Anything you post, like, share, or comment on can be used in court.
It’s also not limited to your account – it can be your parents’, spouse’s, significant other’s, close friends’ that see the child often, etc.
Because of this, be cautious what you share. Tell those close to you to do the same, and don’t be afraid to ask them to take something down that could be potentially harmful to your case.
Avoid: negative statements toward the other party, any information about the case (good and bad), any photos or statements that would be violating a court order, photos that give the impression of danger around the child, etc.
If you have already shared any of these, let your attorney know the exact contents and delete them immediately.
Anything the other party posts, likes, shares, or comments on can also be used in court.
If they are not being cautious, document what you’re seeing.
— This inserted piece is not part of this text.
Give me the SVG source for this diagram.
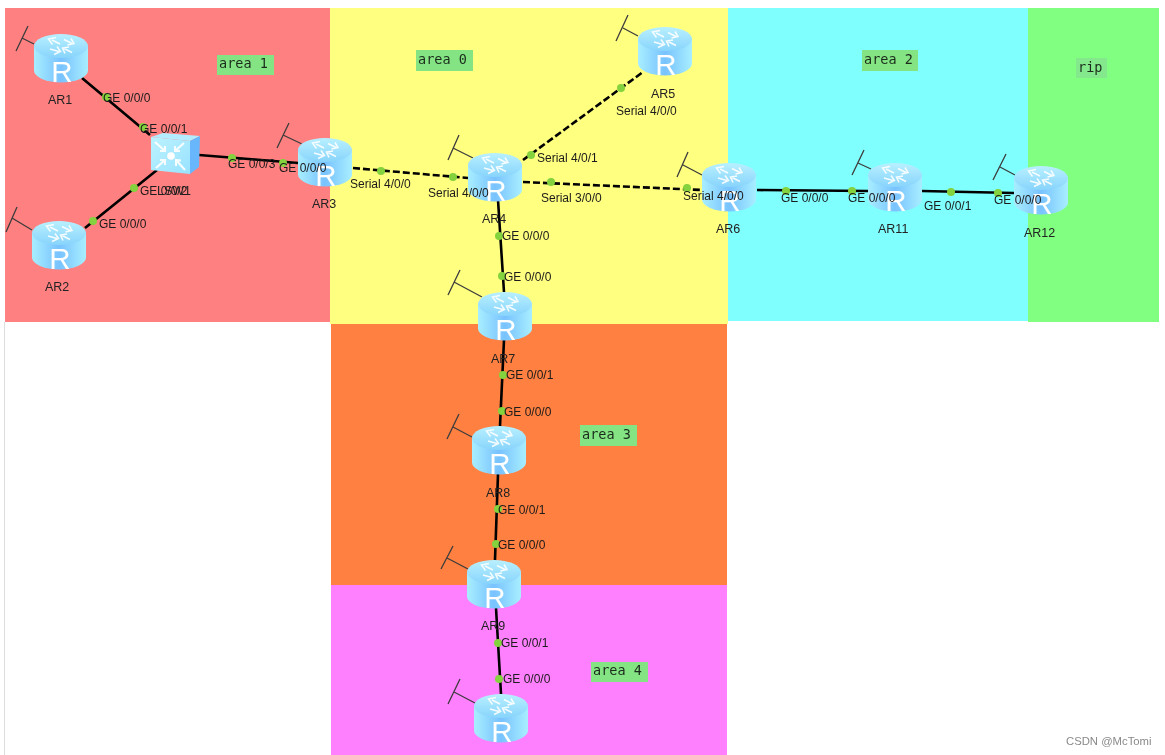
<svg xmlns="http://www.w3.org/2000/svg" width="1165" height="755" viewBox="0 0 1165 755">
<style>
.l{font:12px "Liberation Sans",Arial,sans-serif;fill:#1a1a1a}
.n{font:12.5px "Liberation Sans",Arial,sans-serif;fill:#222}
.r{font:29.5px "Liberation Sans",Arial,sans-serif;fill:#fff;text-anchor:middle}
.a{font:13.5px "DejaVu Sans Mono","Liberation Mono",monospace;fill:#1c2c1c}
.b{fill:#84e484}
.s{fill:none;stroke:#000;stroke-width:2.6}
.d{fill:none;stroke:#000;stroke-width:2.6;stroke-dasharray:7 3}
.p{fill:#84d23c}
.w{fill:none;stroke:#fff;stroke-width:1.5;stroke-opacity:.9}
.t{fill:none;stroke:#3c3c3c;stroke-width:1.3}
</style>
<defs>
<filter id="soft" filterUnits="userSpaceOnUse" x="0" y="0" width="1165" height="755"><feGaussianBlur stdDeviation="0.5"/></filter>
<linearGradient id="side" x1="0" x2="1" y1="0" y2="0"><stop offset="0" stop-color="#a8eeff"/><stop offset=".5" stop-color="#78c2ff"/><stop offset="1" stop-color="#a8eeff"/></linearGradient>
<linearGradient id="top" x1="0" x2="0" y1="0" y2="1"><stop offset="0" stop-color="#b8f0ff"/><stop offset="1" stop-color="#88d4fc"/></linearGradient>
<linearGradient id="front" x1="0" x2="1" y1="0" y2="1"><stop offset="0" stop-color="#bcf2ff"/><stop offset="1" stop-color="#98e2ff"/></linearGradient>
<g id="router">
<path d="M0 12V36.500A27 12 0 0 0 54 36.500V12Z" fill="url(#side)"/>
<ellipse cx="27" cy="12" rx="27" ry="12" fill="url(#top)"/>
<path class="w" d="M26 10L18 6M18.500 10.500L14.500 5L22 3.500M30 5.500L38 9.500M33.500 11L40 9.500L37 4.500M16 15L25 17.500M20 20.500L26.500 17.500L23 12.500M30 14.500L38 18.500M31 19.500L28.500 14L35 13"/>
</g>
</defs>
<g filter="url(#soft)">
<g id="areas">
<rect x="5" y="8" width="325" height="314" fill="#ff8080"/>
<rect x="330" y="8" width="398" height="316" fill="#ffff80"/>
<rect x="728" y="8" width="300" height="313" fill="#80ffff"/>
<rect x="1028" y="8" width="131" height="314" fill="#80ff80"/>
<rect x="331" y="324" width="396" height="261" fill="#ff8040"/>
<rect x="331" y="585" width="396" height="170" fill="#ff80ff"/>
<path d="M4.500 322V755" stroke="#ddd" stroke-width="1"/>
<rect class="b" x="217" y="55" width="57" height="20"/><text class="a" x="219" y="68">area 1</text>
<rect class="b" x="416" y="50" width="57" height="21"/><text class="a" x="418" y="64">area 0</text>
<rect class="b" x="862" y="50" width="56" height="21"/><text class="a" x="864" y="64">area 2</text>
<rect x="1076" y="58" width="31" height="20" fill="#84e88c"/><text class="a" x="1078" y="72">rip</text>
<rect class="b" x="580" y="425" width="57" height="21"/><text class="a" x="582" y="439">area 3</text>
<rect class="b" x="591" y="662" width="57" height="20"/><text class="a" x="593" y="675">area 4</text>
</g>
<g id="connectors">
<path class="s" d="M82 78L150 135M157 170L85 228M199 155L298 163M498 200L504 292M757 190L868 191M922 191L1014 193M504 340L500 426M498 474L495 560M496 608L501 694"/>
<path class="d" d="M353 168L468 178M523 160L643 72M523 182L702 190"/>
<g class="p">
<circle cx="106" cy="97" r="4"/><circle cx="143" cy="127" r="4"/><circle cx="134" cy="188" r="4"/><circle cx="93" cy="221" r="4"/>
<circle cx="232" cy="158" r="4"/><circle cx="283" cy="163" r="4"/><circle cx="381" cy="171" r="4"/><circle cx="453" cy="177" r="4"/>
<circle cx="531" cy="155" r="4"/><circle cx="621" cy="88" r="4"/><circle cx="551" cy="182" r="4"/><circle cx="687" cy="188" r="4"/>
<circle cx="499" cy="236" r="4"/><circle cx="502" cy="276" r="4"/><circle cx="786" cy="191" r="4"/><circle cx="852" cy="191" r="4"/>
<circle cx="951" cy="192" r="4"/><circle cx="998" cy="193" r="4"/><circle cx="503" cy="375" r="4"/><circle cx="502" cy="411" r="4"/>
<circle cx="498" cy="509" r="4"/><circle cx="496" cy="544" r="4"/><circle cx="498" cy="643" r="4"/><circle cx="499" cy="679" r="4"/>
</g>
</g>
<g id="AR1"><path class="t" d="M28 26L16 51M22 38L34 44"/><use href="#router" x="34" y="34"/><text class="r" x="62" y="81.500">R</text><text class="n" x="48" y="104">AR1</text></g>
<g id="AR2"><path class="t" d="M17 207L6 232M12 218L32 230"/><use href="#router" x="32" y="221"/><text class="r" x="60" y="268.500">R</text><text class="n" x="45" y="291">AR2</text></g>
<g id="AR3"><path class="t" d="M289 123L277 148M283 135L302 144"/><use href="#router" x="298" y="138"/><text class="r" x="326" y="185.500">R</text><text class="n" x="312" y="208">AR3</text></g>
<g id="AR4"><path class="t" d="M459 135L448 160M453 148L473 158"/><use href="#router" x="468" y="153"/><text class="r" x="496" y="200.500">R</text><text class="n" x="482" y="223">AR4</text></g>
<g id="AR5"><path class="t" d="M628 15L616 41M623 28L638 36"/><use href="#router" x="638" y="27"/><text class="r" x="666" y="74.500">R</text><text class="n" x="651" y="98">AR5</text></g>
<g id="AR6"><path class="t" d="M688 152L677 177M683 165L702 175"/><use href="#router" x="702" y="163"/><text class="r" x="730" y="210.500">R</text><text class="n" x="716" y="233">AR6</text></g>
<g id="AR7"><path class="t" d="M460 270L448 295M454 282L482 297"/><use href="#router" x="478" y="292"/><text class="r" x="506" y="339.500">R</text><text class="n" x="491" y="363">AR7</text></g>
<g id="AR8"><path class="t" d="M459 414L447 439M453 427L472 437"/><use href="#router" x="472" y="426"/><text class="r" x="500" y="473.500">R</text><text class="n" x="486" y="497">AR8</text></g>
<g id="AR9"><path class="t" d="M453 546L441 569M447 558L468 569"/><use href="#router" x="467" y="560"/><text class="r" x="495" y="607.500">R</text><text class="n" x="481" y="630">AR9</text></g>
<g id="AR10"><path class="t" d="M460 679L448 704M454 692L475 703"/><use href="#router" x="474" y="694"/><text class="r" x="502" y="741.500">R</text><text class="n" x="487" y="764">AR10</text></g>
<g id="AR11"><path class="t" d="M864 150L852 175M858 163L871 169"/><use href="#router" x="868" y="163"/><text class="r" x="896" y="210.500">R</text><text class="n" x="878" y="233">AR11</text></g>
<g id="AR12"><path class="t" d="M1006 154L993 180M1000 167L1015 175"/><use href="#router" x="1014" y="166"/><text class="r" x="1042" y="213.500">R</text><text class="n" x="1024" y="237">AR12</text></g>
<g id="LSW1">
<path d="M151 137L163 133L200 136L190 141Z" fill="#b4ecff"/>
<path d="M190 141L200 136L199 167L190 174Z" fill="#68b6fc"/>
<path d="M151 137L190 141V174L151 170Z" fill="url(#front)"/>
<circle cx="171" cy="156" r="3.800" fill="#fff"/>
<path class="w" style="stroke-width:2.1" d="M155 142L165 151M165 146V151H160M184 143L175 151M175 146V151H180M156 168L165 160M160 160H165V165M185 170L176 160M181 160.500L176 160V166"/>
<text class="n" x="157" y="195">LSW1</text>
</g>
<g id="interface-labels">
<text class="l" x="103" y="102">GE 0/0/0</text><text class="l" x="140" y="133">GE 0/0/1</text>
<text class="l" x="140" y="195">GE 0/0/2</text><text class="l" x="99" y="228">GE 0/0/0</text>
<text class="l" x="228" y="168">GE 0/0/3</text><text class="l" x="279" y="172">GE 0/0/0</text>
<text class="l" x="350" y="188">Serial 4/0/0</text><text class="l" x="428" y="197">Serial 4/0/0</text>
<text class="l" x="537" y="162">Serial 4/0/1</text><text class="l" x="616" y="115">Serial 4/0/0</text>
<text class="l" x="541" y="202">Serial 3/0/0</text><text class="l" x="683" y="200">Serial 4/0/0</text>
<text class="l" x="502" y="240">GE 0/0/0</text><text class="l" x="504" y="281">GE 0/0/0</text>
<text class="l" x="781" y="202">GE 0/0/0</text><text class="l" x="848" y="202">GE 0/0/0</text>
<text class="l" x="924" y="210">GE 0/0/1</text><text class="l" x="994" y="204">GE 0/0/0</text>
<text class="l" x="506" y="379">GE 0/0/1</text><text class="l" x="504" y="416">GE 0/0/0</text>
<text class="l" x="498" y="514">GE 0/0/1</text><text class="l" x="498" y="549">GE 0/0/0</text>
<text class="l" x="501" y="647">GE 0/0/1</text><text class="l" x="503" y="683">GE 0/0/0</text>
</g>
<text x="1066" y="745" font-family="Liberation Sans, Arial, sans-serif" font-size="11.300" fill="#8a8a8a">CSDN @McTomi</text>
</g>
</svg>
Confidentially screenshot each item you see, or ask that the friend or family member that sees something do this, and let your lawyer know. If you’re able to capture the date each was shared in the screenshot it will help the court and counsel understand the timeline of events documented.
Do not let the opposing party know you’re doing this.
Look out for: negative statements toward you or the child, any information about the case (good and bad), any photos or statements that would be violating the court order, photos that show the child in danger or in a potentially harmful situation, etc.
More information is better than less, so share everything you’re seeing and hearing with your attorney.
While capturing screenshots and taking them to a judge may sound straight forward, nuances are involved when using evidence against opposing parties and presenting it respectfully to the court. Always consult with your attorney as your case unfolds and progresses, each case is different and requires unique preparation.